Before Complaining, Try Walking A Mile In Their Shoes

, , , , | Right | August 23, 2018

(I am meeting a friend I haven’t seen in a long time for a brewery tour. I read the website to look up operating hours, product information, and anything else I might need or want to know. There are three men and three women besides us gathered for the tour. The following exchange occurs right before the tour takes off.)

Woman #1: “Babe, let’s go on the tour! It’s free!”

Employee: “Ooh, sorry, guys, but no open-toed shoes on the tour.”

Woman #2: “They’re only flip flops! I wear them all the time. Trust me, I’m not going to trip and fall.”

Employee: “We don’t allow sandals, flip flops, or any open-toed shoes on the tour because of the machinery, and it may be slippery.”

Woman #2: “How come she—” *pointing at me* “—can go, and we can’t?”

Employee: “Because she—” *pointing at me* “—is wearing sneakers.”

Woman #1: “If you didn’t want us wearing flip flops on the tour, you really should post it on your website so we’d know. It’s not fair.”

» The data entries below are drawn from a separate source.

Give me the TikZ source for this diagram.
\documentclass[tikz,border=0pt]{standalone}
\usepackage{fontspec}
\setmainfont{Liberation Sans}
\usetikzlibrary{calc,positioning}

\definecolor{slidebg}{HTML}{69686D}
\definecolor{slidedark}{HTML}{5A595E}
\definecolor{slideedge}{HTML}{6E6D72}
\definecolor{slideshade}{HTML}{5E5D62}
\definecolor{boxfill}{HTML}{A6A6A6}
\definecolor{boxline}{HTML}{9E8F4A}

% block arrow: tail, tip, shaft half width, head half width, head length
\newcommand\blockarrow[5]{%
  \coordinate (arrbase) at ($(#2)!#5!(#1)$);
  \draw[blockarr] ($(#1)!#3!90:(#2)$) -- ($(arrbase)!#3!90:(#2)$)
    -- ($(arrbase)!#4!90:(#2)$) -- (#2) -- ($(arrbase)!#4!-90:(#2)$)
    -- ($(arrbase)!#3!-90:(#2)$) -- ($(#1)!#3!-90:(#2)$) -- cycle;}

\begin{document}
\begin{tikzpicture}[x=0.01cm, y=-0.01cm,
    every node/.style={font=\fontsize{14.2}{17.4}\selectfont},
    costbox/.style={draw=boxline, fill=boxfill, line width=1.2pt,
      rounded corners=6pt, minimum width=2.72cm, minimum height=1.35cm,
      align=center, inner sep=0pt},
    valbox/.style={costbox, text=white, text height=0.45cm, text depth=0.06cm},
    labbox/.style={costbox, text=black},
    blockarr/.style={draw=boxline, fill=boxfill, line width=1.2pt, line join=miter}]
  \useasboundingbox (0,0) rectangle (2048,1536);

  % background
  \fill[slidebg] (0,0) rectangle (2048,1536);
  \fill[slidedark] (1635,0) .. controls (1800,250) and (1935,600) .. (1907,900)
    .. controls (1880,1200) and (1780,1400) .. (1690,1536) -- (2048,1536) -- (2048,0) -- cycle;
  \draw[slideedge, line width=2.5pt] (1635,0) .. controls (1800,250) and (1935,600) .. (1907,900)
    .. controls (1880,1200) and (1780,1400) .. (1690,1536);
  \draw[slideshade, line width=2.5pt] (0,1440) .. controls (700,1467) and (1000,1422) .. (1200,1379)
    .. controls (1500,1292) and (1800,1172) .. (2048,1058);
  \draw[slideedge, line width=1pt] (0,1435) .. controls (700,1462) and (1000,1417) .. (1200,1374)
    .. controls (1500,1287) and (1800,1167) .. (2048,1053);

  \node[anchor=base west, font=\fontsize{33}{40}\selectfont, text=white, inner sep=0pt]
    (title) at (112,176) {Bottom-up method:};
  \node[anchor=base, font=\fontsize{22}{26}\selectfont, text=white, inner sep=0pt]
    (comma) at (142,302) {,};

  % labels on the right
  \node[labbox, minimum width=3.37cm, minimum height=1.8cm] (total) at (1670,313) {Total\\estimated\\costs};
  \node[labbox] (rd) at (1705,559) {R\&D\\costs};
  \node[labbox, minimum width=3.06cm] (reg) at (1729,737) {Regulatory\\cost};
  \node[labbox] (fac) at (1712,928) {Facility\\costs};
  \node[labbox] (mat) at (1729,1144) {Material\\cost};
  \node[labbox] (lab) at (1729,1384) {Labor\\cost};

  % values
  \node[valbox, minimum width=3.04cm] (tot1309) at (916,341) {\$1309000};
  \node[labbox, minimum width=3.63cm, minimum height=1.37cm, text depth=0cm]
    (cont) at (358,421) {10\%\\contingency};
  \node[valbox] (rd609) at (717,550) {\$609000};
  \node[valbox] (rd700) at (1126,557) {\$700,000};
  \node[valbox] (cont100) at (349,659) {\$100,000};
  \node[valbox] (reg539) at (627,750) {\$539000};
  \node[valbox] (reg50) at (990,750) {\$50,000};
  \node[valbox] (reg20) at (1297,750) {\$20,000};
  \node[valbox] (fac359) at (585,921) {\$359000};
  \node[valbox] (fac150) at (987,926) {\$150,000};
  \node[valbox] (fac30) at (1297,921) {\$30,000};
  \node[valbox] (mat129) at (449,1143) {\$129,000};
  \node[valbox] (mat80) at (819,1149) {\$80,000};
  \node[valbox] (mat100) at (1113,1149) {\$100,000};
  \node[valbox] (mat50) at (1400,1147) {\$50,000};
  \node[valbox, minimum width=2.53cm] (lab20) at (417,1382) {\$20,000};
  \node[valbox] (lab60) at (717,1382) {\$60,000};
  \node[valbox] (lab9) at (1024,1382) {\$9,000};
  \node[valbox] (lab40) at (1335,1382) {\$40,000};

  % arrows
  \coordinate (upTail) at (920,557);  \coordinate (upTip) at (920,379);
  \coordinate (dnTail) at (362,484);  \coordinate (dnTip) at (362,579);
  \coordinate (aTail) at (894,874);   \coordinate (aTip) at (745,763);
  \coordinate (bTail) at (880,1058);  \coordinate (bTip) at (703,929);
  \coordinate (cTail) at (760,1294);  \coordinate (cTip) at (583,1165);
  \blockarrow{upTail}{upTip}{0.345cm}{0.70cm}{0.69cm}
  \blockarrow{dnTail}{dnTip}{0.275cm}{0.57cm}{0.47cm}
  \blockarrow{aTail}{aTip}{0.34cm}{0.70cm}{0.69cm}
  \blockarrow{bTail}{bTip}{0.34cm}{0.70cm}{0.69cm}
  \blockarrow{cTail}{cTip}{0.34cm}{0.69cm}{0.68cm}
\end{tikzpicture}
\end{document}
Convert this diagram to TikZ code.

Employee: “It is on the website. We put in on there to prevent incidents like this from happening. Sorry, but the tour is leaving now.”

(The tour begins, and we walk through the door.)

Me: “I read it on the website, which is why I changed my shoes before I got here. I wanted to be prepared, so I read all about the tour times and such.”

Employee: “I know it’s on the website, but nobody bothers to check before they come. Oh, well.”

(My friend and I ended up having a private tour, since nobody else was allowed to come.)